You begin with a small, light-starved patch of glowing ground. An upward swipe of the finger will pull a silhouetted shoot from the soil. The process, once begun, cannot be stopped. Branches begin to sprout, twist and elongate in random yet predictable ways. Soon growth slows, quickened again only when you snip off a branch, an act that replenishes the plant's store of energy, and redirects growth into its remaining limbs. In this way you can shape and lure the tree, drawing it in a specific direction toward a life-giving ray of light. Touch the light and the relieved branch will begin to flower. Harvest enough petals and the stage is complete.
This central aim remains a constant throughout the game, but is made more intricate with the addition of dangers such as glowing orbs (which, if touched, will cause your tree to catch fire and progressively die, from the branch slowly down to the root), or buzz saws, which will rasp through the wood. Later, you must grow your trees in multiple directions, using one branch to, for example, push against a pressure pad to create an opening through which another branch can then stretch and flower. Like its trees, Prune unfurls in elegant, hypnotic ways.
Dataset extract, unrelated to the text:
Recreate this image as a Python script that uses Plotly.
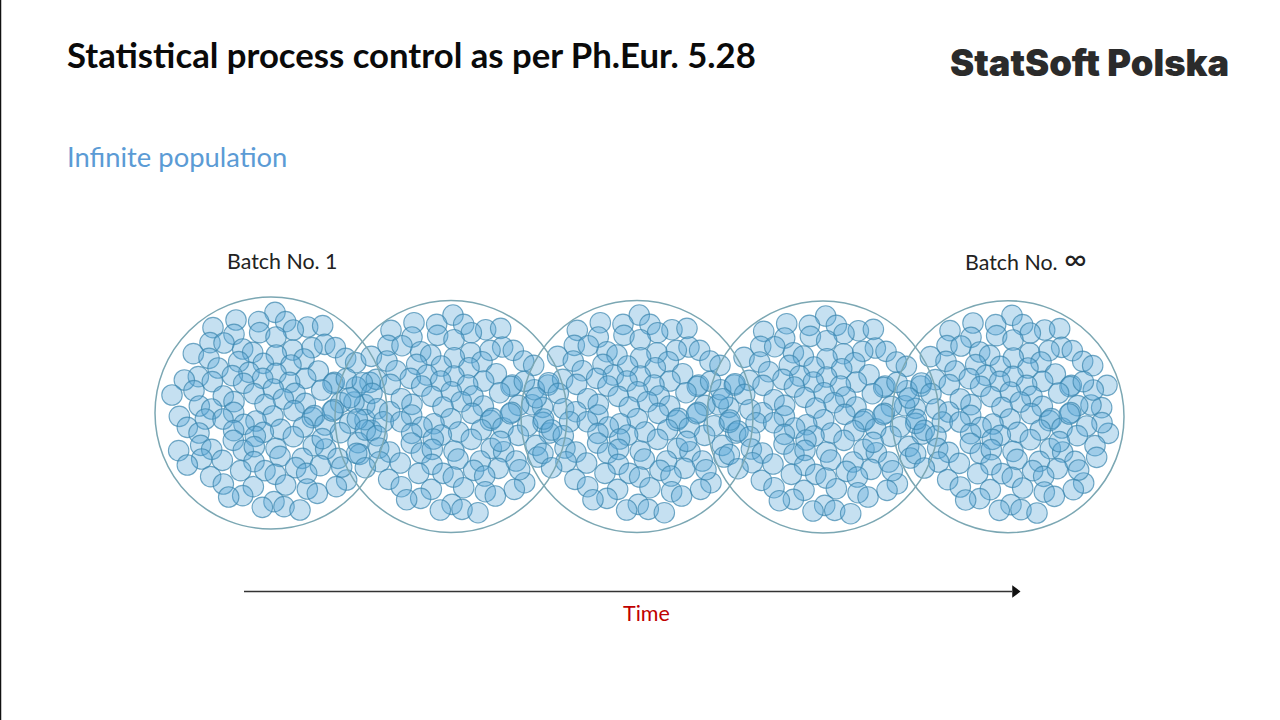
import numpy as np
import plotly.graph_objects as go

# one batch (3x zoom units, crop origin 150,295)
dots_x = [375, 258, 326, 407, 189, 473, 518, 430, 329, 252, 378, 180, 222, 130, 524, 556, 428, 486, 278, 308,
          379, 462, 177, 587, 617, 266, 340, 204, 423, 505, 297, 145, 247, 103, 378, 338, 467, 187, 419, 281,
          132, 66, 553, 549, 515, 370, 312, 220, 435, 400, 252, 148, 345, 466, 185, 432, 251, 88, 369, 487,
          493, 166, 219, 112, 318, 147, 282, 392, 251, 460, 525, 340, 430, 316, 152, 250, 185, 86, 280, 490,
          378, 313, 527, 155, 217, 390, 112, 312, 457, 564, 511, 437, 272, 345, 376, 470, 182, 407, 220, 590,
          559, 310, 472, 502, 278, 236, 372, 337, 402, 450, 660, 644, 664, 645, 624, 629, 599, 571, 612, 619,
          589, 572, 551, 547, 517, 575]
dots_y = [52, 75, 80, 80, 98, 96, 92, 105, 113, 118, 126, 143, 144, 176, 148, 158, 165, 158, 162, 172,
          180, 192, 190, 190, 203, 200, 205, 219, 210, 228, 232, 245, 242, 255, 235, 250, 250, 260, 262, 265,
          287, 300, 262, 266, 285, 282, 296, 303, 295, 312, 320, 333, 328, 325, 342, 347, 352, 364, 363, 368,
          362, 372, 372, 397, 378, 414, 388, 403, 407, 396, 390, 412, 425, 424, 451, 436, 463, 467, 466, 452,
          460, 455, 462, 492, 496, 484, 510, 500, 490, 490, 512, 518, 527, 527, 538, 535, 545, 570, 567, 555,
          575, 575, 582, 595, 602, 606, 620, 637, 635, 645, 262, 329, 406, 374, 443, 478, 384, 413, 321, 276,
          251, 323, 344, 348, 431, 516]

# where each batch sits relative to the first one
batch_dx = [0, 178, 364.3, 550.7, 737]
batch_dy = [0, 2.7, 2.7, 3.7, 3]

# outer circles
batch_cx = [271, 451, 637, 823, 1008]
batch_cy = [413, 416.5, 416.5, 417, 416.7]

dot_px_x = np.array(dots_x) / 3 + 150
dot_px_y = np.array(dots_y) / 3 + 295

fig = go.Figure()

for dx, dy in zip(batch_dx, batch_dy):
    fig.add_scatter(x=dot_px_x + dx, y=dot_px_y + dy, mode="markers", showlegend=False, hoverinfo="skip",
                    marker=dict(size=20.5, color="rgba(90,165,216,0.35)",
                                line=dict(color="rgba(60,135,175,0.72)", width=1.1)))

fig.add_scatter(x=batch_cx, y=batch_cy, mode="markers", showlegend=False, hoverinfo="skip",
                marker=dict(size=232, color="rgba(0,0,0,0)", line=dict(color="#7ba7b3", width=1.5)))

# time arrow
fig.add_scatter(x=[244, 1012], y=[591.5, 591.5], mode="lines", showlegend=False, hoverinfo="skip",
                line=dict(color="#333333", width=1.3))
fig.add_scatter(x=[1015], y=[591.5], mode="markers", showlegend=False, hoverinfo="skip",
                marker=dict(symbol="triangle-right", size=11, color="#111111"))

# slide edge on the left
fig.add_shape(type="line", x0=0.5, x1=0.5, y0=0, y1=720, line=dict(color="#111111", width=1.5))


def label(x, y, text, size, color, family="Lato", weight=None):
    fig.add_annotation(x=x, y=y, text=text, showarrow=False, xanchor="left", yanchor="middle",
                       font=dict(family=family, size=size, color=color, weight=weight))


label(65, 54, "Statistical process control as per Ph.Eur. 5.28", 34.7, "#0a0a0a", weight="bold")
label(948, 63, "StatSoft Polska", 36.3, "#2b2b2b", family="Inter", weight=900)
label(65, 156, "Infinite population", 27.4, "#5b9bd5")
label(225, 261, "Batch No. 1", 21.4, "#222222")
label(963, 262, "Batch No.", 21.4, "#222222")
label(1062, 258, "∞", 31, "#222222")
label(621, 613, "Time", 21.5, "#c00000")

fig.update_xaxes(range=[0, 1280], visible=False, fixedrange=True)
fig.update_yaxes(range=[720, 0], visible=False, fixedrange=True)
fig.update_layout(width=1280, height=720, margin=dict(l=0, r=0, t=0, b=0),
                  paper_bgcolor="white", plot_bgcolor="white", showlegend=False)

fig.write_html("out.html", config={"displayModeBar": False},
               post_script="document.body.style.margin='0';")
Unlike, say, the art of bonsai, your aim in Prune is not to encourage beauty (although beauty is often a by-product of your tinkering). Rather you encourage life. The game is in no rush to hurry you from one stage to the next. Its rhythms match those of its subject matter. Here, effect follows cause only ponderously (the camera, for example, takes the time to follow your plant's falling petals, to enjoy the moment of noiseless, miraculous botanical triumph). Once you meet your petal target, you move on only when you're ready. This lazy tempo provides pockets of space in which to reflect. It's something close to the experience of the bonsai crafter, who in his miniature trees sees his resilience, persistence and effort reported. Here too you have chance to ponder your triumphs and mistakes, and see the ways in which you have helped nature, and the ways in which you have hindered its ambitious advances.
The game's lessons are simple and familiar. In Prune we see that often parts of us have to die for other parts to flourish. We see the value of tenacity when faced with adversity. We see that, with care, it is possible to blossom wherever we find ourselves, even in the most seemingly difficult of starting points. We see the ways in which humankind stands in opposition to nature (the factories, the pollution, the buzz saws) and the ways in which humankind can be nature's steward. We find that, in the words of Jeff Goldblum, life finds a way. Wilted clichés all, perhaps, but in this context they seem freshly alive, freshly potent.
There was a time when it seemed as though Apple's platform would provide rich, fertile ground for this kind of video game - singular, tailored, elegant, crisp. For complicated reasons (ones that, perhaps, still nobody fully comprehends but that are almost certainly to do with commerce) iOS bore far fewer of this type of fruit than hoped or expected. Prune proves that it is still possible for the joyfully experimental to flourish here among the ports, the knock-offs and the free-to-play titans that have come to dominate the mobile landscape. With encouragement, there may yet be more to come.